What Zimbabwe might need is to set up a body similar to SASAC, empowered to manage the parastatals. When Mr Peng took the African journalists through how SASAC works, it was clear that the success of the Chinese State-owned enterprises can be attributed to this organisation. SASAC has managed to put measures in place to ensure close monitoring of the parastatals.

The commission also ensures that systems are put in place to avoid cases of financial leakages that can be caused by the management. The commission, from time to time, dispatches supervisory teams to the State-owned firms to ensure all reporting systems are in place and that there are no excesses.

More importantly, SASAC is empowered with supervising financial situations with regards to the operations of the State entities and safeguards the rights and interests of the people in those firms. China has fully recognised that State entities form the backbone of the economy and have a large bearing on national security.
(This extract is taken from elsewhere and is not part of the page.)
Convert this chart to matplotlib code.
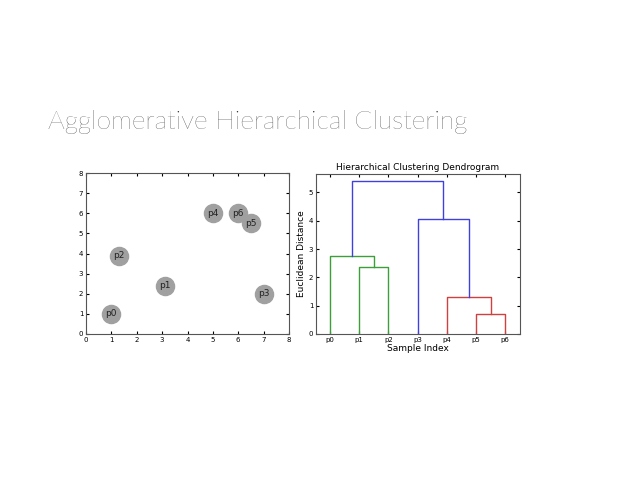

This situation also obtains in Zimbabwe where parastatals operate in all sectors to do with national security like power generation, social welfare, transport and other social services. What it means is that people’s lives depend on most of the parastatals and their proper management becomes a top priority.

One of the major requirements for State-owned firms in China is that they must carry out their activities in a manner beyond reproach so that they set a good example for other firms.

SASAC is there to ensure that the State-owned enterprises comply with public ethics, regulations and laws. It is explicitly written that the firms should eradicate corruption in their activities, fulfill tax obligations and protect interests of investors and creditors. Practicing good corporate governance is also one of the major issues emphasised for the State-owned firms.

It is the duty of SASAC to manage salaries and remuneration of the State enterprises and formulate policies regulating the income distribution of the top executives. The body is also empowered with appointing and removing top executives of the firms and evaluates their performances and either rewards or punishes them based on their performance.

According to Mr Peng: “The first line of defence is to strengthen internal monitoring to improve the internal monitoring system. “To strengthen surveillance on key departments and posts to prevent the abuse of power. To reinforce supervision on key businesses and sectors, to strengthen and improve supervision of dispatched supervisory panels.”

SASAC also audits and carries out discipline inspection and on-site inspection of the parastatals to ensure compliance. It also establishes and improves the track down and investigation mechanism for major decision-making errors and dereliction of duties in State-owned enterprises.

It also establishes and improves the accountability mechanisms in the firms. The majority of State-owned firms in China are in the sectors of power generation, petrol-chemical, construction, military and telecoms. Their management team gets a tenure based contract which enunciates their duties, rights and obligations.

They also get a tenure-based and target oriented assessment. With such a tight monitoring system in place, China will never experience a situation where managers of State-owned firms end up earning mega salaries and allowances.

Such a body as SASAC is necessary because its officials devote more time in management of the parastatals. Red flags can be raised before corruption and mismanagement become embedded in the firms.